Okay, imagine our cylindrical sample is like a stack of really thin, hollow toilet paper rolls, one inside another! The problem tells us the density changes as you go further from the center. So, a roll close to the center might be heavier or lighter than a roll near the edge.

1. **Think about one tiny "toilet paper roll" or "ring"**: Let's pick one of these super-thin rings. Let its distance from the very center be '$x$' (that's its radius). This ring is super, super thin, so its thickness is like a tiny 'dx'. It goes all the way up, so its height is 4 centimeters, just like the whole cylinder.

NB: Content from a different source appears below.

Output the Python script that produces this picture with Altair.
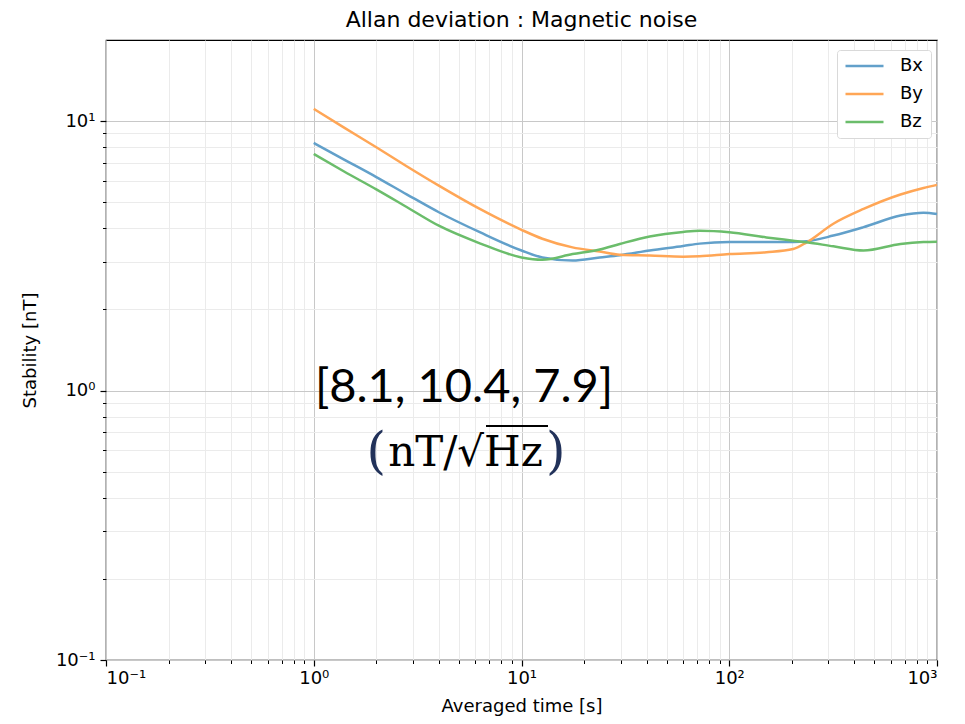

2. **Figure out the volume of this tiny ring**: If you carefully cut open this thin ring and unroll it, it would become like a very flat, very thin rectangle.
* Its length would be the circumference of the ring, which is $2 \times \pi \times \text{radius} = 2\pi x$.
* Its width would be its tiny thickness, $dx$.
* Its height is the height of the cylinder, which is 4 cm.
* So, the volume of this tiny ring ($dV$) is length $\times$ width $\times$ height = $(2\pi x) \times (dx) \times (4) = 8\pi x dx$ cubic centimeters.

3. **Figure out the mass of this tiny ring**: We know that mass equals density times volume. The density of our tiny ring at distance $x$ is given by $\rho(x)$.
* So, the mass of this tiny ring ($dm$) is $\rho(x) \times dV = \rho(x) \times (8\pi x dx)$.

4. **Add up all the tiny rings**: To find the total mass of the whole cylinder, we need to add up the masses of ALL these tiny, tiny rings, starting from the very center (where $x=0$) all the way to the outside edge (where $x=3$ centimeters).
* When we need to add up infinitely many tiny pieces like this, we use something called an "integral". It's like a super-smart adding machine!
* So, the total mass is the integral of $dm$ from $x=0$ to $x=3$.

$$\text{Mass} = \int_{0}^{3} \rho(x) (8\pi x) dx$$
Or, you can write it as:
$$\text{Mass} = \int_{0}^{3} 8\pi x \rho(x) dx$$

And that's how you figure out the total mass! You just break it into parts, find the mass of one part, and then add them all up with the integral.